_The problem_.
Starting at the first line of the data, print each line verbatim up to and including the line bearing "1.29, 1.31, 1.31];", omitting pictures.

_Task data_.
/---

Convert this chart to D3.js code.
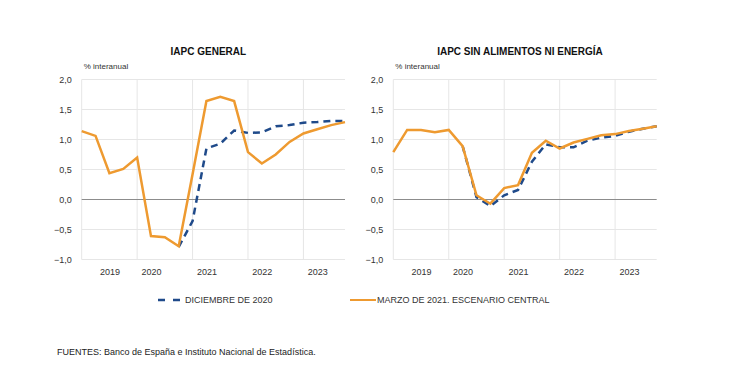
<!DOCTYPE html>
<html>
<head>
<meta charset="utf-8">
<script src="https://cdn.jsdelivr.net/npm/d3@7"></script>
<style>
  body { margin: 0; background: #fff; }
  svg { display: block; font-family: "Liberation Sans", Arial, sans-serif; }
</style>
</head>
<body>
<svg id="chart" width="750" height="373"></svg>
<script>
// trimestres 2019T1 - 2023T4
const quarters = [];
for (let yr = 2019; yr <= 2023; yr++) for (let q = 1; q <= 4; q++) quarters.push(yr + "T" + q);

const tickQuarters = ["2019T3", "2020T2", "2021T2", "2022T2", "2023T2"];
const tickLabels = ["2019", "2020", "2021", "2022", "2023"];
const gridQuarters = ["2020T1", "2021T1", "2022T1", "2023T1"];
const yTicks = [-1, -0.5, 0, 0.5, 1, 1.5, 2];

// IAPC general
const generalMar21 = [1.14, 1.06, 0.44, 0.51, 0.70, -0.61, -0.63, -0.78, 0.42, 1.64, 1.71, 1.64, 0.79, 0.60, 0.75, 0.96, 1.10, 1.17, 1.24, 1.29];
const generalDic20 = [null, null, null, null, null, null, null, -0.79, -0.36, 0.85, 0.93, 1.15, 1.11, 1.12, 1.22, 1.24, 1.28, 1.29, 1.31, 1.31];

// IAPC sin alimentos ni energía
const subyMar21 = [0.79, 1.16, 1.16, 1.12, 1.16, 0.89, 0.07, -0.07, 0.19, 0.24, 0.78, 0.98, 0.85, 0.95, 1.01, 1.07, 1.09, 1.14, 1.18, 1.22];
const subyDic20 = [null, null, null, null, null, 0.89, 0.04, -0.11, 0.07, 0.16, 0.63, 0.92, 0.87, 0.87, 0.98, 1.03, 1.06, 1.13, 1.18, 1.22];

const titles = ["IAPC GENERAL", "IAPC SIN ALIMENTOS NI ENERGÍA"];
const legendLabels = ["DICIEMBRE DE 2020", "MARZO DE 2021. ESCENARIO CENTRAL"];

const ORANGE = "#EE9A30";
const BLUE = "#1F4A8A";
const fmt = d => d3.format(".1f")(d).replace(".", ",");

const svg = d3.select("#chart");

function drawPanel(left, right, title, mar21, dic20) {
  const top = 79.5, bottom = 259.5;
  const x = d3.scalePoint().domain(quarters).range([left, right]);
  const y = d3.scaleLinear().domain([-1, 2]).range([bottom, top]);
  const g = svg.append("g");

  // rejilla horizontal
  g.append("g").selectAll("line").data(yTicks.filter(d => d !== 0)).join("line")
    .attr("x1", left).attr("x2", right)
    .attr("y1", d => y(d)).attr("y2", d => y(d))
    .attr("stroke", "#e6e6e6").attr("stroke-width", 1);

  // rejilla vertical
  g.append("g").selectAll("line").data([quarters[0]].concat(gridQuarters)).join("line")
    .attr("x1", d => x(d)).attr("x2", d => x(d))
    .attr("y1", top).attr("y2", bottom)
    .attr("stroke", "#e6e6e6").attr("stroke-width", 1);

  g.append("line")
    .attr("x1", left).attr("x2", right)
    .attr("y1", y(0)).attr("y2", y(0))
    .attr("stroke", "#8c8c8c").attr("stroke-width", 1);

  // eje Y
  const yAxis = g.append("g")
    .attr("transform", `translate(${left - 7},0)`)
    .call(d3.axisLeft(y).tickValues(yTicks).tickFormat(fmt).tickSize(0));
  yAxis.select(".domain").remove();
  yAxis.selectAll("text").attr("font-size", 9).attr("fill", "#333").attr("font-family", "Liberation Sans, Arial, sans-serif");

  // eje X
  const xAxis = g.append("g")
    .attr("transform", `translate(0,${bottom + 6})`)
    .call(d3.axisBottom(x).tickValues(tickQuarters).tickFormat((d, i) => tickLabels[i]).tickSize(0));
  xAxis.select(".domain").remove();
  xAxis.selectAll("text").attr("font-size", 9).attr("fill", "#333").attr("font-family", "Liberation Sans, Arial, sans-serif");

  const line = d3.line()
    .defined(d => d != null)
    .x((d, i) => x(quarters[i]))
    .y(d => y(d));

  g.append("path").datum(dic20)
    .attr("fill", "none").attr("stroke", BLUE).attr("stroke-width", 2.5)
    .attr("stroke-dasharray", "7,5")
    .attr("d", line);

  g.append("path").datum(mar21)
    .attr("fill", "none").attr("stroke", ORANGE).attr("stroke-width", 2.5)
    .attr("stroke-linejoin", "miter")
    .attr("d", line);

  g.append("text")
    .attr("x", (left + right) / 2 - 5).attr("y", 55)
    .attr("text-anchor", "middle")
    .attr("font-size", 10).attr("font-weight", "bold").attr("fill", "#111")
    .text(title);

  g.append("text")
    .attr("x", left + 2).attr("y", 69)
    .attr("font-size", 8).attr("fill", "#333")
    .text("% interanual");
}

drawPanel(81.7, 345, titles[0], generalMar21, generalDic20);
drawPanel(393.3, 656.7, titles[1], subyMar21, subyDic20);

// leyenda
const leg = svg.append("g");
leg.append("line").attr("x1", 158).attr("x2", 181).attr("y1", 300).attr("y2", 300)
  .attr("stroke", BLUE).attr("stroke-width", 2.5).attr("stroke-dasharray", "7,8");
leg.append("text").attr("x", 185).attr("y", 303.2).attr("font-size", 9).attr("fill", "#333").text(legendLabels[0]);
leg.append("line").attr("x1", 350).attr("x2", 376).attr("y1", 300).attr("y2", 300)
  .attr("stroke", ORANGE).attr("stroke-width", 2);
leg.append("text").attr("x", 377).attr("y", 303.2).attr("font-size", 9).attr("fill", "#333").text(legendLabels[1]);

svg.append("text").attr("x", 57).attr("y", 355).attr("font-size", 9).attr("fill", "#222")
  .text("FUENTES: Banco de España e Instituto Nacional de Estadística.");
</script>
</body>
</html>
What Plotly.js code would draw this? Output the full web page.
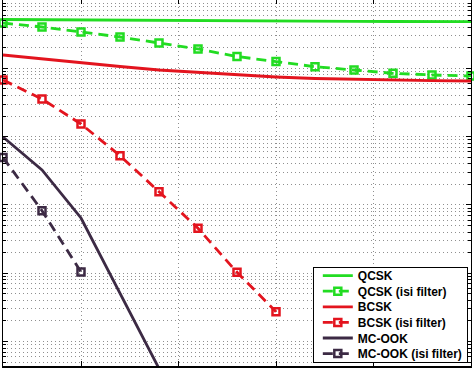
<!DOCTYPE html>
<html>
<head>
<meta charset="utf-8">
<script src="https://cdn.plot.ly/plotly-3.0.1.min.js"></script>
<style>
html,body{margin:0;padding:0;overflow:hidden;background:#fff;width:474px;height:368px;}
#plot{position:absolute;left:0;top:-3px;width:474px;height:372px;}
</style>
</head>
<body>
<div id="plot"></div>
<script>
// x values (odd SNR points)
const xAll = [1,3,5,7,9,11,13,15,17,19,21,23,25];
const xBcskIsi = [1,3,5,7,9,11,13,15];
const xOok = [1,3,5,7,9];
const xOokIsi = [1,3,5];

const qcsk      = [0.518,0.513,0.510,0.504,0.501,0.496,0.493,0.489,0.488,0.486,0.484,0.484,0.483];
const qcskIsi   = [0.4605,0.4024,0.3400,0.2872,0.2346,0.1917,0.1489,0.1258,0.1055,0.0944,0.0845,0.0798,0.0772];
const bcsk      = [0.1566,0.1368,0.1196,0.1062,0.0944,0.0868,0.0798,0.0746,0.0709,0.0686,0.0670,0.0658,0.0652];
const bcskIsi   = [0.0674,0.03552,0.01529,0.005253,0.001561,4.545e-4,1.031e-4,2.731e-5];
const ook       = [0.009865,0.003243,6.43e-4,5.01e-5,4.02e-6];
const ookIsi    = [0.004943,8.226e-4,1.041e-4];

const names = ['QCSK','QCSK (isi filter)','BCSK','BCSK (isi filter)','MC-OOK','MC-OOK (isi filter)'];

const GREEN = '#22dc22', RED = '#e3141e', DARK = '#3c2a44';
const DASH = '10px,6px';

function solid(x, y, name, color){
  return {x:x, y:y, name:name, type:'scatter', mode:'lines',
          line:{color:color, width:2.8}, cliponaxis:false};
}
function dashed(x, y, name, color){
  return {x:x, y:y, name:name, type:'scatter', mode:'lines+markers',
          line:{color:color, width:2.8, dash:DASH},
          marker:{symbol:'square-open', size:7, color:color, line:{color:color, width:2.5}},
          cliponaxis:false};
}

const data = [
  solid(xAll, qcsk, names[0], GREEN),
  dashed(xAll, qcskIsi, names[1], GREEN),
  solid(xAll, bcsk, names[2], RED),
  dashed(xBcskIsi, bcskIsi, names[3], RED),
  solid(xOok, ook, names[4], DARK),
  dashed(xOokIsi, ookIsi, names[5], DARK)
];

const GRID = '#8f8f8f';
const GDASH = '1px,3px';

const layout = {
  width:474, height:372,
  margin:{l:3, r:3, t:2, b:3, pad:0, autoexpand:false},
  paper_bgcolor:'#fff', plot_bgcolor:'#fff',
  showlegend:true,
  legend:{x:0.662, y:0.2698, xanchor:'left', yanchor:'top',
          bgcolor:'#fff', bordercolor:'#000', borderwidth:1,
          font:{family:'Liberation Sans, Arial, sans-serif', size:12, color:'#000', weight:'bold'},
          tracegroupgap:0, itemwidth:30},
  xaxis:{range:[1,25], tick0:0, dtick:5, showticklabels:false,
         ticks:'inside', ticklen:5, tickcolor:'#000', tickwidth:1,
         showline:true, linecolor:'#000', linewidth:1.5, mirror:'allticks',
         showgrid:true, gridcolor:GRID, gridwidth:1, griddash:GDASH, zeroline:false},
  yaxis:{type:'log', range:[-5.359, 0.0146], dtick:1, showticklabels:false,
         ticks:'inside', ticklen:5, tickcolor:'#000', tickwidth:1,
         showline:true, linecolor:'#000', linewidth:1.2, mirror:'allticks',
         showgrid:true, gridcolor:GRID, gridwidth:1, griddash:GDASH, zeroline:false,
         minor:{dtick:'D1', ticks:'inside', ticklen:3, tickcolor:'#000',
                showgrid:true, gridcolor:GRID, gridwidth:1, griddash:GDASH}}
};

Plotly.newPlot('plot', data, layout, {staticPlot:true, displayModeBar:false}).then(function(gd){
  // match the reference legend box: rows ~15.6px apart, box 154x95
  const STEP = 15.6, FIRST = 8.6, BOX_W = 154, BOX_H = 95;
  const parse = t => { const m = /translate\(\s*([-\d.]+)[ ,]+([-\d.]+)/.exec(t || ''); return m ? [parseFloat(m[1]), parseFloat(m[2])] : [0,0]; };
  const leg = gd.querySelector('g.legend');
  if (!leg) return;
  leg.querySelectorAll('.traces').forEach((el, i) => {
    const p = parse(el.getAttribute('transform'));
    el.setAttribute('transform', 'translate(' + (p[0] + 4) + ',' + (FIRST + i*STEP) + ')');
  });
  const bg = leg.querySelector('rect.bg');
  if (bg) { bg.setAttribute('height', BOX_H); bg.setAttribute('width', BOX_W); }
});
</script>
</body>
</html>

\---

_Final result_.
Convert this chart to D3.js code.
<!DOCTYPE html>
<html>
<head>
<meta charset="utf-8">
<script src="https://cdn.jsdelivr.net/npm/d3@7"></script>
<style>
  body { margin: 0; background: #fff; }
  svg { display: block; font-family: "Liberation Sans", Arial, sans-serif; }
</style>
</head>
<body>
<svg id="chart" width="750" height="373"></svg>
<script>
// trimestres 2019T1 - 2023T4
const quarters = [];
for (let yr = 2019; yr <= 2023; yr++) for (let q = 1; q <= 4; q++) quarters.push(yr + "T" + q);

const tickQuarters = ["2019T3", "2020T2", "2021T2", "2022T2", "2023T2"];
const tickLabels = ["2019", "2020", "2021", "2022", "2023"];
const gridQuarters = ["2020T1", "2021T1", "2022T1", "2023T1"];
const yTicks = [-1, -0.5, 0, 0.5, 1, 1.5, 2];

// IAPC general
const generalMar21 = [1.14, 1.06, 0.44, 0.51, 0.70, -0.61, -0.63, -0.78, 0.42, 1.64, 1.71, 1.64, 0.79, 0.60, 0.75, 0.96, 1.10, 1.17, 1.24, 1.29];
const generalDic20 = [null, null, null, null, null, null, null, -0.79, -0.36, 0.85, 0.93, 1.15, 1.11, 1.12, 1.22, 1.24, 1.28, 1.29, 1.31, 1.31];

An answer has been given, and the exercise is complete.